Martha Walker, Alleged Florida Ax Murderer, Will Argue She Killed Her Mom In Self-Defense

Ax Murderer Goes To Trial In Elderly Mom's Death

While her mother slept, Martha Walker hacked her with an ax, all because the 76-year-old woman refused to relocate from her Hollywood home to North Carolina, prosecutors say.

Walker's defense attorney will argue that the gruesome act of matricide does not equate to first-degree murder, but rather it's a matter of self defense.

The effort to seat the jurors who will make that distinction in Walker's trial began Monday morning and will continue Tuesday in Broward Circuit Judge Ilona Holmes' courtroom. Opening statements and testimony are expected to start Wednesday.

At the time of Walker's April 2007 arrest, Detective Carlos Negron of the Hollywood Police Department said: "I've seen a lot of homicides, but I've never seen anything like this. What a disturbing case."

A family friend tipped off investigators about the death, but before police discovered Carmen Santiago's mutilated body -- her head wrapped in a towel sealed with duct tape -- in the bathtub of her home, they found the bloody hatchet.

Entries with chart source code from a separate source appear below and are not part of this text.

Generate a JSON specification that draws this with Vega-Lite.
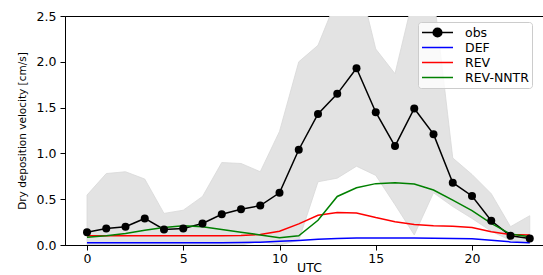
{
  "$schema": "https://vega.github.io/schema/vega-lite/v6.json",
  "width": 479,
  "height": 229,
  "autosize": {"type": "none"},
  "padding": {"left": 65, "top": 16, "right": 0, "bottom": 30},
  "config": {
    "font": "DejaVu Sans",
    "view": {"stroke": "black", "strokeWidth": 1},
    "axis": {
      "grid": false,
      "domainColor": "black",
      "tickColor": "black",
      "labelColor": "black",
      "titleColor": "black",
      "titleFontWeight": "normal",
      "labelFont": "DejaVu Sans",
      "titleFont": "DejaVu Sans"
    }
  },
  "datasets": {
    "band": [
      {"hour": 0, "lo": 0, "hi": 0.545},
      {"hour": 1, "lo": 0, "hi": 0.78},
      {"hour": 2, "lo": 0, "hi": 0.8},
      {"hour": 3, "lo": 0, "hi": 0.72},
      {"hour": 4, "lo": 0, "hi": 0.345},
      {"hour": 5, "lo": 0, "hi": 0.38},
      {"hour": 6, "lo": 0, "hi": 0.53},
      {"hour": 7, "lo": 0, "hi": 0.9},
      {"hour": 8, "lo": 0, "hi": 0.89},
      {"hour": 9, "lo": 0.04, "hi": 0.8},
      {"hour": 10, "lo": 0.0, "hi": 1.24},
      {"hour": 11, "lo": 0.05, "hi": 2.0},
      {"hour": 12, "lo": 0.69, "hi": 2.18},
      {"hour": 13, "lo": 0.73, "hi": 2.7},
      {"hour": 14, "lo": 0.86, "hi": 3.0},
      {"hour": 15, "lo": 0.76, "hi": 2.14},
      {"hour": 16, "lo": 0.44, "hi": 1.87},
      {"hour": 17, "lo": 0.11, "hi": 2.75},
      {"hour": 18, "lo": 0.57, "hi": 2.75},
      {"hour": 19, "lo": 0.42, "hi": 0.95},
      {"hour": 20, "lo": 0.29, "hi": 0.77},
      {"hour": 21, "lo": 0.15, "hi": 0.56},
      {"hour": 22, "lo": 0.05, "hi": 0.2},
      {"hour": 23, "lo": 0.02, "hi": 0.32}
    ],
    "series": [
      {"hour": 0, "series": "obs", "value": 0.14},
      {"hour": 1, "series": "obs", "value": 0.18},
      {"hour": 2, "series": "obs", "value": 0.2},
      {"hour": 3, "series": "obs", "value": 0.29},
      {"hour": 4, "series": "obs", "value": 0.17},
      {"hour": 5, "series": "obs", "value": 0.18},
      {"hour": 6, "series": "obs", "value": 0.235},
      {"hour": 7, "series": "obs", "value": 0.335},
      {"hour": 8, "series": "obs", "value": 0.39},
      {"hour": 9, "series": "obs", "value": 0.43},
      {"hour": 10, "series": "obs", "value": 0.57},
      {"hour": 11, "series": "obs", "value": 1.04},
      {"hour": 12, "series": "obs", "value": 1.43},
      {"hour": 13, "series": "obs", "value": 1.65},
      {"hour": 14, "series": "obs", "value": 1.93},
      {"hour": 15, "series": "obs", "value": 1.45},
      {"hour": 16, "series": "obs", "value": 1.08},
      {"hour": 17, "series": "obs", "value": 1.49},
      {"hour": 18, "series": "obs", "value": 1.21},
      {"hour": 19, "series": "obs", "value": 0.68},
      {"hour": 20, "series": "obs", "value": 0.535},
      {"hour": 21, "series": "obs", "value": 0.265},
      {"hour": 22, "series": "obs", "value": 0.1},
      {"hour": 23, "series": "obs", "value": 0.07},
      {"hour": 0, "series": "DEF", "value": 0.025},
      {"hour": 1, "series": "DEF", "value": 0.025},
      {"hour": 2, "series": "DEF", "value": 0.025},
      {"hour": 3, "series": "DEF", "value": 0.025},
      {"hour": 4, "series": "DEF", "value": 0.025},
      {"hour": 5, "series": "DEF", "value": 0.025},
      {"hour": 6, "series": "DEF", "value": 0.025},
      {"hour": 7, "series": "DEF", "value": 0.025},
      {"hour": 8, "series": "DEF", "value": 0.026},
      {"hour": 9, "series": "DEF", "value": 0.03},
      {"hour": 10, "series": "DEF", "value": 0.04},
      {"hour": 11, "series": "DEF", "value": 0.05},
      {"hour": 12, "series": "DEF", "value": 0.063},
      {"hour": 13, "series": "DEF", "value": 0.072},
      {"hour": 14, "series": "DEF", "value": 0.076},
      {"hour": 15, "series": "DEF", "value": 0.077},
      {"hour": 16, "series": "DEF", "value": 0.077},
      {"hour": 17, "series": "DEF", "value": 0.076},
      {"hour": 18, "series": "DEF", "value": 0.075},
      {"hour": 19, "series": "DEF", "value": 0.072},
      {"hour": 20, "series": "DEF", "value": 0.067},
      {"hour": 21, "series": "DEF", "value": 0.053},
      {"hour": 22, "series": "DEF", "value": 0.034},
      {"hour": 23, "series": "DEF", "value": 0.025},
      {"hour": 0, "series": "REV", "value": 0.102},
      {"hour": 1, "series": "REV", "value": 0.102},
      {"hour": 2, "series": "REV", "value": 0.102},
      {"hour": 3, "series": "REV", "value": 0.102},
      {"hour": 4, "series": "REV", "value": 0.102},
      {"hour": 5, "series": "REV", "value": 0.102},
      {"hour": 6, "series": "REV", "value": 0.102},
      {"hour": 7, "series": "REV", "value": 0.102},
      {"hour": 8, "series": "REV", "value": 0.105},
      {"hour": 9, "series": "REV", "value": 0.115},
      {"hour": 10, "series": "REV", "value": 0.15},
      {"hour": 11, "series": "REV", "value": 0.23},
      {"hour": 12, "series": "REV", "value": 0.325},
      {"hour": 13, "series": "REV", "value": 0.355},
      {"hour": 14, "series": "REV", "value": 0.35},
      {"hour": 15, "series": "REV", "value": 0.3},
      {"hour": 16, "series": "REV", "value": 0.255},
      {"hour": 17, "series": "REV", "value": 0.225},
      {"hour": 18, "series": "REV", "value": 0.21},
      {"hour": 19, "series": "REV", "value": 0.205},
      {"hour": 20, "series": "REV", "value": 0.19},
      {"hour": 21, "series": "REV", "value": 0.145},
      {"hour": 22, "series": "REV", "value": 0.115},
      {"hour": 23, "series": "REV", "value": 0.11},
      {"hour": 0, "series": "REV-NNTR", "value": 0.085},
      {"hour": 1, "series": "REV-NNTR", "value": 0.1},
      {"hour": 2, "series": "REV-NNTR", "value": 0.125},
      {"hour": 3, "series": "REV-NNTR", "value": 0.16},
      {"hour": 4, "series": "REV-NNTR", "value": 0.19},
      {"hour": 5, "series": "REV-NNTR", "value": 0.21},
      {"hour": 6, "series": "REV-NNTR", "value": 0.2},
      {"hour": 7, "series": "REV-NNTR", "value": 0.17},
      {"hour": 8, "series": "REV-NNTR", "value": 0.14},
      {"hour": 9, "series": "REV-NNTR", "value": 0.11},
      {"hour": 10, "series": "REV-NNTR", "value": 0.08},
      {"hour": 11, "series": "REV-NNTR", "value": 0.1},
      {"hour": 12, "series": "REV-NNTR", "value": 0.27},
      {"hour": 13, "series": "REV-NNTR", "value": 0.53},
      {"hour": 14, "series": "REV-NNTR", "value": 0.625},
      {"hour": 15, "series": "REV-NNTR", "value": 0.67},
      {"hour": 16, "series": "REV-NNTR", "value": 0.68},
      {"hour": 17, "series": "REV-NNTR", "value": 0.665},
      {"hour": 18, "series": "REV-NNTR", "value": 0.6},
      {"hour": 19, "series": "REV-NNTR", "value": 0.49},
      {"hour": 20, "series": "REV-NNTR", "value": 0.375},
      {"hour": 21, "series": "REV-NNTR", "value": 0.235},
      {"hour": 22, "series": "REV-NNTR", "value": 0.12},
      {"hour": 23, "series": "REV-NNTR", "value": 0.09}
    ]
  },
  "layer": [
    {
      "data": {"name": "band"},
      "mark": {"type": "area", "color": "#e3e3e3", "stroke": "#d8d8d8", "strokeWidth": 0.8, "clip": true, "opacity": 1},
      "encoding": {
        "x": {
          "field": "hour", "type": "quantitative",
          "scale": {"domain": [-1.143, 23.74], "nice": false, "zero": false},
          "axis": {
            "values": [0, 5, 10, 15, 20], "tickSize": 5, "labelPadding": 2,
            "labelFontSize": 12.5, "title": "UTC", "titleFontSize": 12.5,
            "titleX": 244, "titleY": 26, "titleBaseline": "alphabetic", "labelFlush": false
          }
        },
        "y": {
          "field": "hi", "type": "quantitative",
          "scale": {"domain": [0, 2.5], "nice": false},
          "axis": {
            "values": [0, 0.5, 1, 1.5, 2, 2.5], "format": ".1f", "tickSize": 5,
            "labelPadding": 4, "labelFontSize": 12.5,
            "title": "Dry deposition velocity [cm/s]", "titleFontSize": 10.5,
            "titlePadding": 9
          }
        },
        "y2": {"field": "lo"}
      }
    },
    {
      "data": {"name": "series"},
      "mark": {"type": "line", "strokeWidth": 1.5, "clip": true},
      "encoding": {
        "x": {"field": "hour", "type": "quantitative"},
        "y": {"field": "value", "type": "quantitative"},
        "color": {
          "field": "series", "type": "nominal",
          "scale": {"domain": ["obs", "DEF", "REV", "REV-NNTR"], "range": ["black", "#0000ff", "#ff0000", "#008000"]},
          "legend": {
            "orient": "none", "legendX": 353, "legendY": 6, "title": null,
            "labelFontSize": 12.5, "labelColor": "black", "labelFont": "DejaVu Sans",
            "symbolType": "stroke", "symbolSize": 961, "symbolStrokeWidth": 1.5,
            "clipHeight": 15, "rowPadding": 0, "padding": 3, "labelOffset": 11,
            "fillColor": "rgba(255,255,255,0.8)", "strokeColor": "#cccccc", "cornerRadius": 3,
            "encode": {
              "symbols": {
                "update": {
                  "shape": {"signal": "datum.value === 'obs' ? 'M-1,0H1M-0.28,0A0.28,0.28 0 1,0 0.28,0A0.28,0.28 0 1,0 -0.28,0Z' : 'M-1,0H1'"},
                  "fill": {"signal": "datum.value === 'obs' ? 'black' : 'transparent'"},
                  "strokeWidth": {"value": 1.5}
                }
              }
            }
          }
        }
      }
    },
    {
      "data": {"name": "series"},
      "transform": [{"filter": "datum.series === 'obs'"}],
      "mark": {"type": "point", "filled": true, "size": 64, "color": "black", "opacity": 1},
      "encoding": {
        "x": {"field": "hour", "type": "quantitative"},
        "y": {"field": "value", "type": "quantitative"}
      }
    }
  ]
}
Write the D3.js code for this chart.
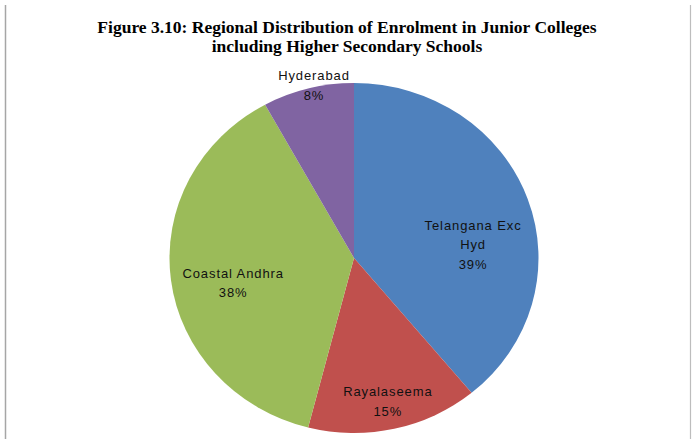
<!DOCTYPE html>
<html>
<head>
<meta charset="utf-8">
<script src="https://cdn.jsdelivr.net/npm/d3@7"></script>
<style>
  html,body{margin:0;padding:0;background:#fff;}
  svg{display:block;}
  .ttl{font-family:"Liberation Serif","Times New Roman",serif;font-weight:bold;font-size:17.5px;fill:#000;}
  .lbl{font-family:"Liberation Sans",Arial,sans-serif;font-size:13px;letter-spacing:0.9px;fill:#111;}
</style>
</head>
<body>
<svg id="chart"></svg>
<script>
'use strict';
// regional shares of enrolment (%), clockwise from 12 o'clock
const regions=['Telangana Exc Hyd','Rayalaseema','Coastal Andhra','Hyderabad'];
const labelLines=[['Telangana Exc','Hyd'],['Rayalaseema'],['Coastal Andhra'],['Hyderabad']];
const shares=[39,15,38,8];
const colors=['#4F81BD','#C0504D','#9BBB59','#8064A2'];
const titleLines=['Figure 3.10: Regional Distribution of Enrolment in Junior Colleges',
                  'including Higher Secondary Schools'];

// Excel "best fit" label placement: radial fraction + angular nudge (deg) per slice
const labelFit=[{f:0.65,da:13},{f:0.84,da:0},{f:0.67,da:-5},{f:1.01,da:2}];

const W=692,H=439;
const svg=d3.select('#chart').attr('width',W).attr('height',H);

// frame lines left/right
svg.append('line').attr('x1',5.5).attr('x2',5.5).attr('y1',5).attr('y2',H)
  .attr('stroke','#a6a6a6').attr('stroke-width',1.5);
svg.append('line').attr('x1',690.5).attr('x2',690.5).attr('y1',5).attr('y2',H)
  .attr('stroke','#bdbdbd').attr('stroke-width',1.2);

svg.selectAll('.ttl').data(titleLines).join('text').attr('class','ttl')
  .attr('x',347).attr('y',(d,i)=>33+i*19).attr('text-anchor','middle').text(d=>d);

const cx=354,cy=258,rx=184.5,ry=175;
const pie=d3.pie().sort(null).value(d=>d)(shares);
const arc=d3.arc().innerRadius(0).outerRadius(rx);

const g=svg.append('g').attr('transform',`translate(${cx},${cy}) scale(1,${ry/rx})`);
g.selectAll('path').data(pie).join('path')
  .attr('d',arc).attr('fill',(d,i)=>colors[i]);

// labels (kept outside the squashed group so text isn't distorted)
const lg=svg.append('g').attr('transform',`translate(${cx},${cy})`);
const lh=19.5;
pie.forEach((d,i)=>{
  const a=(d.startAngle+d.endAngle)/2+labelFit[i].da*Math.PI/180;
  const x=Math.sin(a)*rx*labelFit[i].f, y=-Math.cos(a)*ry*labelFit[i].f;
  const lines=labelLines[i].concat([shares[i]+'%']);
  const t=lg.append('text').attr('class','lbl').attr('text-anchor','middle');
  lines.forEach((s,k)=>{
    t.append('tspan').attr('x',x).attr('y',y+(k-(lines.length-1)/2)*lh)
      .attr('dominant-baseline','central').text(s);
  });
});
</script>
</body>
</html>
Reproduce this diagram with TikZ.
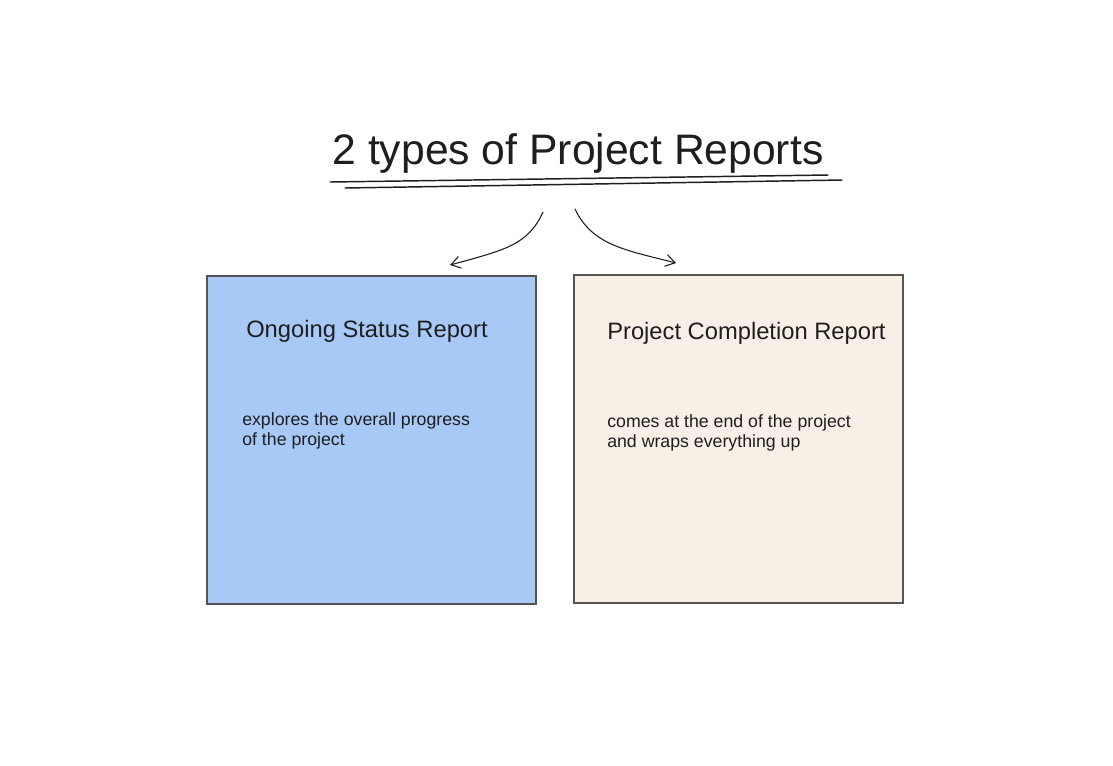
\documentclass[tikz,border=0pt]{standalone}
\usepackage{fontspec}
\setmainfont{Liberation Sans}
\usetikzlibrary{arrows.meta}
\definecolor{blueF}{RGB}{168,200,246}
\definecolor{beigeF}{RGB}{248,240,230}
\definecolor{ink}{RGB}{30,30,30}
\definecolor{edge}{RGB}{85,85,85}
\tikzset{
  card/.style={draw=edge, line width=1.1pt, inner sep=0pt, outer sep=0pt, anchor=north west,
    minimum width=246.75pt, minimum height=246pt},
  cardtitle/.style={anchor=west, text=ink, font=\fontsize{17.8}{21}\selectfont, inner sep=0pt},
  cardbody/.style={anchor=north west, text=ink, align=left, font=\fontsize{13.3}{15}\selectfont, inner sep=0pt},
  rule/.style={draw=ink, line width=1.1pt, line cap=round},
  flow/.style={draw=ink, line width=0.8pt, line cap=round, -{Straight Barb[length=7pt,width=9pt]}}
}
\begin{document}
\begin{tikzpicture}[x=0.75pt,y=-0.75pt]
\useasboundingbox (0,0) rectangle (1113,765);
\fill[white] (0,0) rectangle (1113,765);
% title
\node[text=ink, font=\fontsize{32}{38}\selectfont, inner sep=0pt] (title) at (578,153) {2 types of Project Reports};
\coordinate (u1a) at (330,182);
\coordinate (u1b) at (828,175);
\coordinate (u2a) at (345,188);
\coordinate (u2b) at (842,180);
\draw[rule] (u1a) -- (u1b);
\draw[rule] (u2a) -- (u2b);
% cards
\node[card, fill=blueF] (ongoing) at (207,276) {};
\node[card, fill=beigeF] (completion) at (574,275) {};
\node[cardtitle] (ongoingT) at (246,331) {Ongoing Status Report};
\node[cardtitle] (completionT) at (607,333) {Project Completion Report};
\node[cardbody] (ongoingB) at (242,412) {explores the overall progress\\of the project};
\node[cardbody] (completionB) at (607,414) {comes at the end of the project\\and wraps everything up};
% arrows
\coordinate (s1) at (543,212);
\coordinate (e1) at (450,265);
\coordinate (s2) at (575,209);
\coordinate (e2) at (676,263);
\draw[flow] (s1) .. controls (528,245) and (505,250) .. (e1);
\draw[flow] (s2) .. controls (592,245) and (625,250) .. (e2);
\end{tikzpicture}
\end{document}
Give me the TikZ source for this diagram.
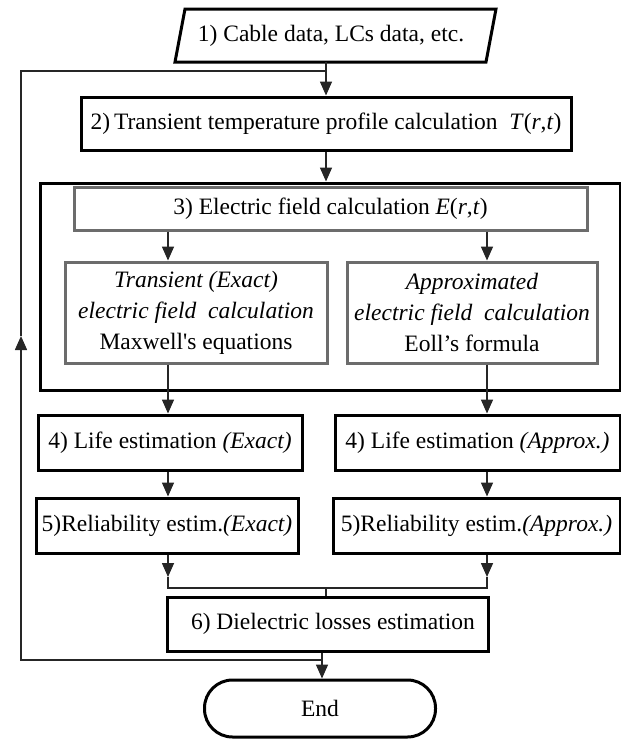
\documentclass[tikz,border=0pt]{standalone}
\usepackage{fontspec}
\setmainfont{Liberation Serif}
\usetikzlibrary{arrows.meta}
\begin{document}
\begin{tikzpicture}[x=1pt,y=-1pt,
  font=\fontsize{23.5}{31}\selectfont,
  bbox/.style={draw=black,line width=3pt,fill=white,inner sep=0pt,align=center},
  gbox/.style={draw=gray!85!black,line width=3pt,fill=white,inner sep=0pt,align=center},
  conn/.style={line width=1.6pt,draw=black!85},
  arr/.style={conn,-{Triangle[length=14pt,width=12pt]}}]
\useasboundingbox (0,0) rectangle (621,739);
% input parallelogram
\draw[line width=3pt] (175,62) -- (185,9) -- (496,9) -- (486,62) -- cycle;
\node[inner sep=0pt,minimum height=53pt] (in) at (331,35.5) {1) Cable data, LCs data, etc.};
% box 2
\node[bbox,minimum width=490pt,minimum height=53pt] (b2) at (326,123.5)
  {2)\,Transient temperature profile calculation \ \textit{T}(\textit{r},\textit{t})};
% group box
\node[bbox,minimum width=580pt,minimum height=207pt] (grp) at (330,286.5) {};
\node[gbox,minimum width=513pt,minimum height=43pt] (b3) at (330.5,208.5)
  {3) Electric field calculation \textit{E}(\textit{r},\textit{t})};
\node[gbox,minimum width=262pt,minimum height=101pt] (lg) at (196,312.5)
  {\textit{Transient (Exact)}\\ \textit{electric field\ \ calculation}\\ Maxwell\textquotesingle s equations};
\node[gbox,minimum width=250pt,minimum height=101pt] (rg) at (472,312.5)
  {\textit{Approximated}\\ \textit{electric field\ \ calculation}\\ Eoll’s formula};
% boxes 4 and 5
\node[bbox,minimum width=264pt,minimum height=55pt] (b4l) at (170,442.5) {4) Life estimation \textit{(Exact)}};
\node[bbox,minimum width=285pt,minimum height=55pt] (b4r) at (477.5,442.5) {4) Life estimation \textit{(Approx.)}};
\node[bbox,minimum width=262pt,minimum height=55pt] (b5l) at (167,525.5) {5)Reliability estim.\textit{(Exact)}};
\node[bbox,minimum width=287pt,minimum height=55pt] (b5r) at (476.5,525.5) {5)Reliability estim.\textit{(Approx.)}};
% box 6 and end
\node[bbox,minimum width=321pt,minimum height=54pt] (b6) at (327.5,624) {\hspace*{11pt}6) Dielectric losses estimation};
\node[bbox,rounded corners=28pt,minimum width=231pt,minimum height=57pt] (end) at (320,708.5) {End};
% column coordinates
\coordinate (lx) at (168,0);
\coordinate (rx) at (487,0);
\coordinate (mx) at (326,0);
\coordinate (jl) at (168,588);
\coordinate (jr) at (487,588);
\coordinate (jm) at (326,588);
\coordinate (tl) at (168,577);
\coordinate (tr) at (487,577);
\coordinate (fb1) at (322,660);
\coordinate (fb2) at (21,660);
\coordinate (fb3) at (21,336);
\coordinate (fb4) at (21,71);
\coordinate (fb5) at (327,71);
% connectors
\draw[arr] (in.south -| mx) -- (b2.north -| mx);
\draw[arr] (b2.south -| mx) -- (grp.north -| mx);
\draw[arr] (b3.south -| lx) -- (lg.north -| lx);
\draw[arr] (b3.south -| rx) -- (rg.north -| rx);
\draw[arr] (lg.south -| lx) -- (b4l.north -| lx);
\draw[arr] (rg.south -| rx) -- (b4r.north -| rx);
\draw[arr] (b4l.south -| lx) -- (b5l.north -| lx);
\draw[arr] (b4r.south -| rx) -- (b5r.north -| rx);
\draw[arr] (b5l.south -| lx) -- (tl);
\draw[arr] (b5r.south -| rx) -- (tr);
\draw[conn] (tl) -- (jl) -- (jr) -- (tr);
\draw[conn] (jm) -- (b6.north -| jm);
\draw[arr] (b6.south -| fb1) -- (end.north -| fb1);
\draw[arr] (fb1) -- (fb2) -- (fb3);
\draw[conn] (fb3) -- (fb4) -- (fb5);
\end{tikzpicture}
\end{document}
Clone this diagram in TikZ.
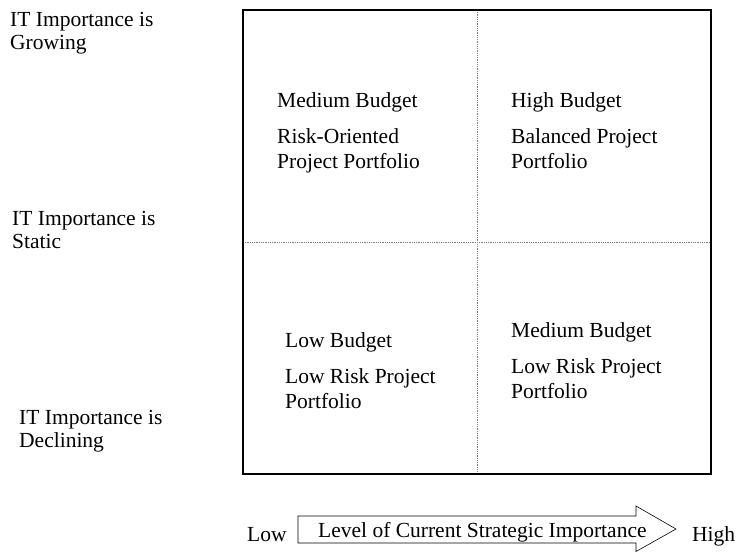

A separate tip led police to Walker in a Dania Beach motel.

Walker, 44, of Fayetteville, N.C., faces life imprisonment without the possibility of parole if convicted of the first-degree murder charge.

Walker told police that an argument over relocating her mother from her tidy white home of 15 years in the 2500 block of Funston Street to North Carolina escalated into her accidental death.

Walker told investigators that Santiago refused to move, and to make her point she aimed a gun at Walker while they argued. Walker, in turn, grabbed an ax. When Santiago tried to disarm Walker, she fell on the ax and fatally sliced her neck.

"Because she couldn't look at her anymore," Walker told police she wrapped her mother's head with a towel and secured it with duct tape. She said she next put the body in an Epsom salt bath and bought lumber to build a box to transport the body.

The tipster told investigators that Walker had confessed to killing her mother with the ax while the elderly woman slept.

Neighbors, who said they had seen mother and daughter heatedly argue, described Santiago as a devout Catholic and a strong, active woman who tended elaborate, well-kept gardens in her front and back yards.

From behind bars, Walker landed another criminal charge for trying to arrange her husband's murder in 2010.

Walker was motivated by the fear that their pending divorce would revoke her access to her husband's life insurance policy, police said, and she had an unwitting relative give an undercover detective posing as a hit man a $1,500 down payment on the job.

That case is still pending in Broward Circuit Court.